*EXERCISE DETAILS:* Take the lines from the beginning of the material through the line containing "history = [60.5, 60.2, 58.0, 57.0, 52.0, 49.5, 45.5, 40.5, 34.0]" and retype them exactly, leaving the pictures out.

*RECORDS SUPPLIED:*
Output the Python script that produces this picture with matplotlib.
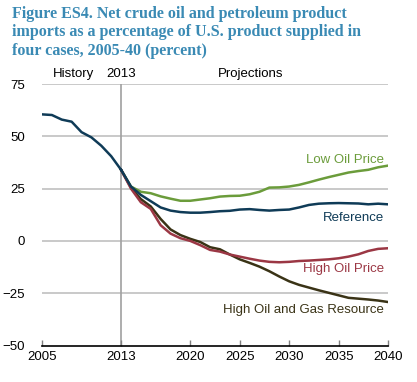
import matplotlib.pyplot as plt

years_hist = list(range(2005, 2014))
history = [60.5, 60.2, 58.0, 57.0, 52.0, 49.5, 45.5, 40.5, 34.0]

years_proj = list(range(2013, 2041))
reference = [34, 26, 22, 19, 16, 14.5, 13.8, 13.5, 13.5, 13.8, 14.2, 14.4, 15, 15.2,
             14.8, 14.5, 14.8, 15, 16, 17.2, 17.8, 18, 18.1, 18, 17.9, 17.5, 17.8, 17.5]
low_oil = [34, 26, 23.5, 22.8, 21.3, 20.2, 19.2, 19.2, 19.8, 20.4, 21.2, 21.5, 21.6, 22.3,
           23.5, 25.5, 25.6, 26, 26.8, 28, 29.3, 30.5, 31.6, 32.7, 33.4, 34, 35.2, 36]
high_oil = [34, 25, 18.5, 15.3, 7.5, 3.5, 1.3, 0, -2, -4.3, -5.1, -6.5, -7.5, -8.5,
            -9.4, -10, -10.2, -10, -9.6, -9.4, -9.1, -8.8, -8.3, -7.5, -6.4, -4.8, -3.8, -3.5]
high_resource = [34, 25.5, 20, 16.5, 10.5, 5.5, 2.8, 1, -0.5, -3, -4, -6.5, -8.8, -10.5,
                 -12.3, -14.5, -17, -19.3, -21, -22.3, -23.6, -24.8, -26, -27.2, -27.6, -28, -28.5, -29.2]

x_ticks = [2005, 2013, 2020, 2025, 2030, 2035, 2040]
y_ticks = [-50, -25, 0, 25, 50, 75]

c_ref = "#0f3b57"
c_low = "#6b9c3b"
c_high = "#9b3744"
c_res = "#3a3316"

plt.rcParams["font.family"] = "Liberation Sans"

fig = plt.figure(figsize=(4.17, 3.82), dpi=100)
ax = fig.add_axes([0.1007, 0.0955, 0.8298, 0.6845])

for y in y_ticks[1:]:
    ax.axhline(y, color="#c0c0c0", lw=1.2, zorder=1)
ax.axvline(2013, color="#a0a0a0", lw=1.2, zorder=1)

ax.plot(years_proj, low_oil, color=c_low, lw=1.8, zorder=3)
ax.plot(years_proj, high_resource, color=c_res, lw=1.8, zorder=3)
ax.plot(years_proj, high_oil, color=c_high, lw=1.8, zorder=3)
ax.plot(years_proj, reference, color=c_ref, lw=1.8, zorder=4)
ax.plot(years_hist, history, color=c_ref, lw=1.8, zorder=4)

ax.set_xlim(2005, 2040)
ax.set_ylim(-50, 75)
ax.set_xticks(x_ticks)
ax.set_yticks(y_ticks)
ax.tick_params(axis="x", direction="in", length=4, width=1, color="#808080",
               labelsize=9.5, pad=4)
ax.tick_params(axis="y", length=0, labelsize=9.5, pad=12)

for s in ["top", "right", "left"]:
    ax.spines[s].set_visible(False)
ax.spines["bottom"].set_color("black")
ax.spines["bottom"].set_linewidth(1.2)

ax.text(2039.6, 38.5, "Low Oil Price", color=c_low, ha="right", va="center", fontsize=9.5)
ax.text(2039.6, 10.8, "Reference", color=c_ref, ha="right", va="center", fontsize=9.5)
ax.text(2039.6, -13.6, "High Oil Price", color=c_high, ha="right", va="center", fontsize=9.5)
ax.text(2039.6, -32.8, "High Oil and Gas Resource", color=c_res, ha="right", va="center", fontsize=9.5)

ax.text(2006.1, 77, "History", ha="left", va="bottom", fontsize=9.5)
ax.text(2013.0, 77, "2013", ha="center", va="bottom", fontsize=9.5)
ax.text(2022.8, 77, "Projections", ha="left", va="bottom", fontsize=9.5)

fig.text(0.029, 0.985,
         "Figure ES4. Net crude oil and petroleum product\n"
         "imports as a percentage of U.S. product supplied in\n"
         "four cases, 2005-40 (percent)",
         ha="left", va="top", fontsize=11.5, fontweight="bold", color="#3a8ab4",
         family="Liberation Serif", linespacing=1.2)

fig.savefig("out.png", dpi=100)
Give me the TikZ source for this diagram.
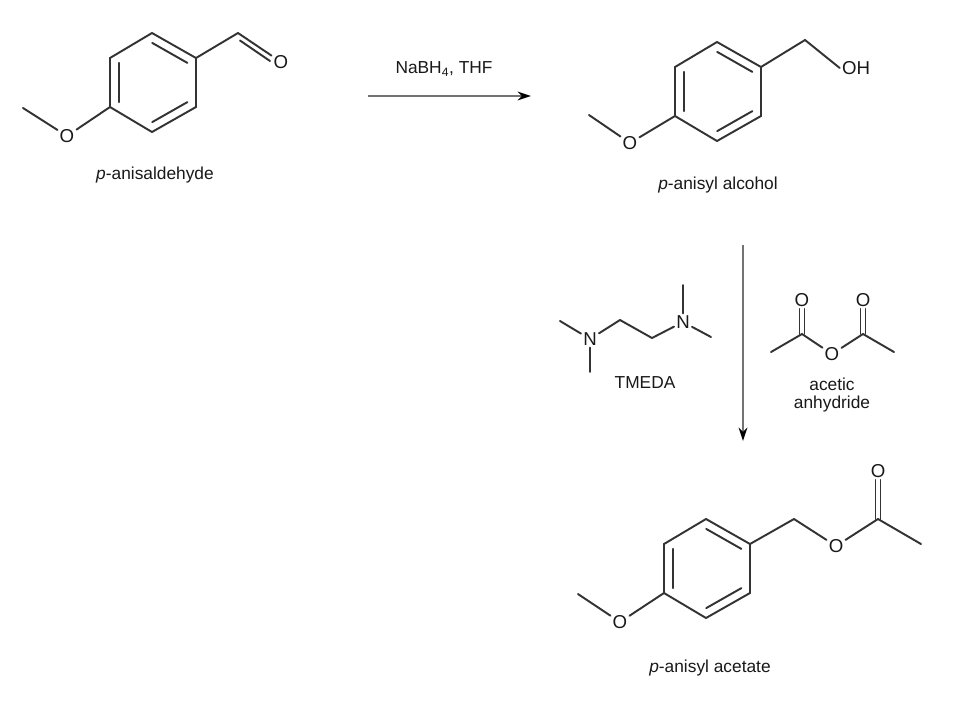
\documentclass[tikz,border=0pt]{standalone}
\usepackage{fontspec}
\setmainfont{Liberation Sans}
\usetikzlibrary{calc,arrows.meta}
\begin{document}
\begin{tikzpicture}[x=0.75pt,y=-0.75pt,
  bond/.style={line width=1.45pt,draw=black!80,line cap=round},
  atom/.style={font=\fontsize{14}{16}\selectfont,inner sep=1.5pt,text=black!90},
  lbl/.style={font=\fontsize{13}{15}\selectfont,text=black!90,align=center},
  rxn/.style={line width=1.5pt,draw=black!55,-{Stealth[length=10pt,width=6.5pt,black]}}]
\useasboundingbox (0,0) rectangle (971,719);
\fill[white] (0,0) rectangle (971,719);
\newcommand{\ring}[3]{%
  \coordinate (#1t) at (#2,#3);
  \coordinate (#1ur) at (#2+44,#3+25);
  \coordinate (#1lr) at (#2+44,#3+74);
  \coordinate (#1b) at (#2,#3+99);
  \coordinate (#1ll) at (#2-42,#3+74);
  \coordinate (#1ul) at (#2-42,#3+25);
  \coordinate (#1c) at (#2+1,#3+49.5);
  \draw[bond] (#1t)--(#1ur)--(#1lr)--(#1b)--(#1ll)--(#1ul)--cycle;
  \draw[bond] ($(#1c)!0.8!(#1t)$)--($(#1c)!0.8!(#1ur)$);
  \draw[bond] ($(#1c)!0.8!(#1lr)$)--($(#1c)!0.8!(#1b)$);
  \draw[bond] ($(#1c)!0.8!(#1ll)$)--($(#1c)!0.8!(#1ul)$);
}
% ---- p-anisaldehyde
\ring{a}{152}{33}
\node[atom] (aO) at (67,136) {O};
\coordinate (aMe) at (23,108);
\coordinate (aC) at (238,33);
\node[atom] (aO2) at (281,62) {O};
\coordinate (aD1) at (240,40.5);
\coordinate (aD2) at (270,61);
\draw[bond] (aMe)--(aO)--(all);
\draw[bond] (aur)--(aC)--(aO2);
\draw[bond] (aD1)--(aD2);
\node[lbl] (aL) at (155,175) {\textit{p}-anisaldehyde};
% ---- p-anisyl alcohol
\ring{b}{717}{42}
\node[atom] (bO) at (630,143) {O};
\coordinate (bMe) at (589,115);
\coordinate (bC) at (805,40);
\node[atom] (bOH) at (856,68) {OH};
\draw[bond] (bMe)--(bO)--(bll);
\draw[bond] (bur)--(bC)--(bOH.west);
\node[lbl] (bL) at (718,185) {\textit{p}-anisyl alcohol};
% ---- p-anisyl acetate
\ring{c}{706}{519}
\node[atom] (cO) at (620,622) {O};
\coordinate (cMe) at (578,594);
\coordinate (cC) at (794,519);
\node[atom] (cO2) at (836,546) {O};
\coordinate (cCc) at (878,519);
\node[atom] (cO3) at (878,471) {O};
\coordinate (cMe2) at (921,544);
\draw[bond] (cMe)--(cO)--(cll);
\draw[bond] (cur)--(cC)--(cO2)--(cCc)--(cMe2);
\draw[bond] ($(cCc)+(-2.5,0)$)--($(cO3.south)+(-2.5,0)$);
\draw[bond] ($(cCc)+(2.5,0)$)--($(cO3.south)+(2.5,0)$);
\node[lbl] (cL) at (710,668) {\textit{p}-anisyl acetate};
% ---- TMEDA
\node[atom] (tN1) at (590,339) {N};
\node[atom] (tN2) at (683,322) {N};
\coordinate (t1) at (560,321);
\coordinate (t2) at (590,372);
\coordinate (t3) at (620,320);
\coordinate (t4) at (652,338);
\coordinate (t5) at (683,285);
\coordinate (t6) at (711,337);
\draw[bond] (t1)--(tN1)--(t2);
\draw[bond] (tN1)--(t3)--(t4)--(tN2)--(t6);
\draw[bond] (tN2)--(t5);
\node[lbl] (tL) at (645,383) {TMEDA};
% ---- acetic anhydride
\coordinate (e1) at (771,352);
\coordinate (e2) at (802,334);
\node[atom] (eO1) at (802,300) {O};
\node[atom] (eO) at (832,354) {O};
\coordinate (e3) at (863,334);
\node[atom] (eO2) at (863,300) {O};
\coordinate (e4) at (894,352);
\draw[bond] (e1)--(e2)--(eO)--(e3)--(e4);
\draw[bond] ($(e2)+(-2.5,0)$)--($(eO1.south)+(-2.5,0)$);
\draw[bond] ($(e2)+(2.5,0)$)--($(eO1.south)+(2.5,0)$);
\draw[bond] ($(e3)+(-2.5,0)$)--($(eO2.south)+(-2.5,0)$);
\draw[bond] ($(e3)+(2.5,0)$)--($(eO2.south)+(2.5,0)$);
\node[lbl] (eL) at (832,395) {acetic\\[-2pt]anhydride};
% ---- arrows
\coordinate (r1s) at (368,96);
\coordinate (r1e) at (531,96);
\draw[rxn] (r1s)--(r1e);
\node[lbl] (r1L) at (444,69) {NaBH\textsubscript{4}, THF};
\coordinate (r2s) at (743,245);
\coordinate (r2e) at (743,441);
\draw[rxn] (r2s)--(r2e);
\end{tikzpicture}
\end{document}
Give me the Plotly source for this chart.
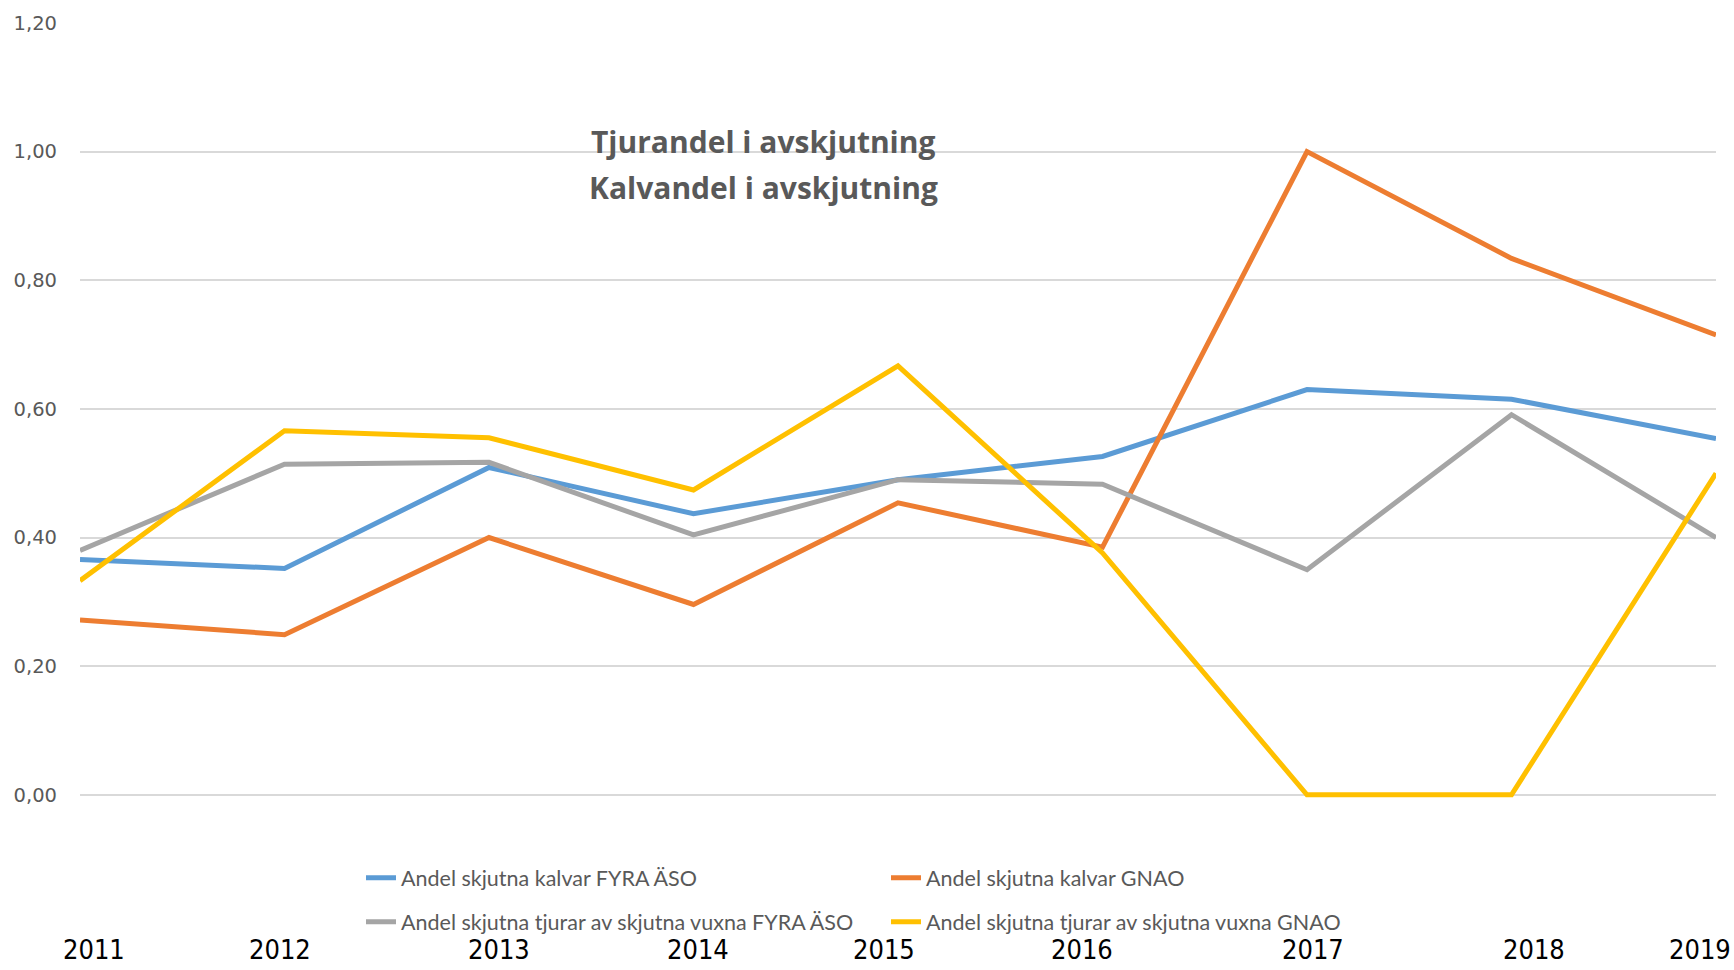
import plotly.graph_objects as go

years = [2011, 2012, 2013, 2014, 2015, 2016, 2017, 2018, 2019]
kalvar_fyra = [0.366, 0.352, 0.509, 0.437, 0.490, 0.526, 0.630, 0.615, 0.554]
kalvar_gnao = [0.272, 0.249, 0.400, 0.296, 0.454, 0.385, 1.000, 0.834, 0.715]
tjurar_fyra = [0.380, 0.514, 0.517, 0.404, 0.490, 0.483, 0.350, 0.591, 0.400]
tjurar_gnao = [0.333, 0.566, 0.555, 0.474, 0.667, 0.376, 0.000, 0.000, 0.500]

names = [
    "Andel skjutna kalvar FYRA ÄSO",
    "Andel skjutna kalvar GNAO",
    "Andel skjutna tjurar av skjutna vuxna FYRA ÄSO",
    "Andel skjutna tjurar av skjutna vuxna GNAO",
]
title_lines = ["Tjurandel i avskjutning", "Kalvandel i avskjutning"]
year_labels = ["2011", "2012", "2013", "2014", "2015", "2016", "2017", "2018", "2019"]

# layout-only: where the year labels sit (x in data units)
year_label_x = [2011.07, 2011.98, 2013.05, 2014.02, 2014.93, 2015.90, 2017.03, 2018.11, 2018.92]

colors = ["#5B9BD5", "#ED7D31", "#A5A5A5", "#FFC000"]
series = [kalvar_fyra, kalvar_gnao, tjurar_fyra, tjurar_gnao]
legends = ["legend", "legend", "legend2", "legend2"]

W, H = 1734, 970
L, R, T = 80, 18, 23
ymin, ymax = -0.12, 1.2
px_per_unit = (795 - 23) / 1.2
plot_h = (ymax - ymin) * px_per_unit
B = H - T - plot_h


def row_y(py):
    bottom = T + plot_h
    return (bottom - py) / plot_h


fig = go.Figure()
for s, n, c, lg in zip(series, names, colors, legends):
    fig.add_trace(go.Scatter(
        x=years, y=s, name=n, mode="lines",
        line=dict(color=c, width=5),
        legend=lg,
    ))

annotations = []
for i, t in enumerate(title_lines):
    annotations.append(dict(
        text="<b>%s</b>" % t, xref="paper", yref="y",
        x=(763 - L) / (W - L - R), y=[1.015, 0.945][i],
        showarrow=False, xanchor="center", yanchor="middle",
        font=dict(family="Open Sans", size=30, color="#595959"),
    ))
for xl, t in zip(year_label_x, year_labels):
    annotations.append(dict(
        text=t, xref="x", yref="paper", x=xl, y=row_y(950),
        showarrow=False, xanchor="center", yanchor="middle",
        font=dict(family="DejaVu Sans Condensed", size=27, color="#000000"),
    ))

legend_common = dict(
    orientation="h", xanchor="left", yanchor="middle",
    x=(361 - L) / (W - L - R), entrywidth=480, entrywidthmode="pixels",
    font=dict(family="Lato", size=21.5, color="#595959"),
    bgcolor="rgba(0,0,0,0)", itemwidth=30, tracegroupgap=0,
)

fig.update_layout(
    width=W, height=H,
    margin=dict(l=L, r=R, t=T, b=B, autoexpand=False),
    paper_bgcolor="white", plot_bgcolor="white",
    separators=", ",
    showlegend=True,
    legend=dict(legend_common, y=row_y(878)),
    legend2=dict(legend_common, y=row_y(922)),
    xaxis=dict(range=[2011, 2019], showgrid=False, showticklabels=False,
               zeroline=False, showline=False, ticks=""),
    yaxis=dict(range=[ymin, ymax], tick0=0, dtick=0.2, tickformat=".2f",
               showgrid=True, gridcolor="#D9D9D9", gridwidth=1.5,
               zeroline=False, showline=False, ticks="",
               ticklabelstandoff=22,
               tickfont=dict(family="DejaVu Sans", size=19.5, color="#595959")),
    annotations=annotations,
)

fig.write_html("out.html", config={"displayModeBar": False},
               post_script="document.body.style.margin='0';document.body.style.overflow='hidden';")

*TASK RESULT:*
Output the Python script that produces this picture with matplotlib.
import matplotlib.pyplot as plt

years_hist = list(range(2005, 2014))
history = [60.5, 60.2, 58.0, 57.0, 52.0, 49.5, 45.5, 40.5, 34.0]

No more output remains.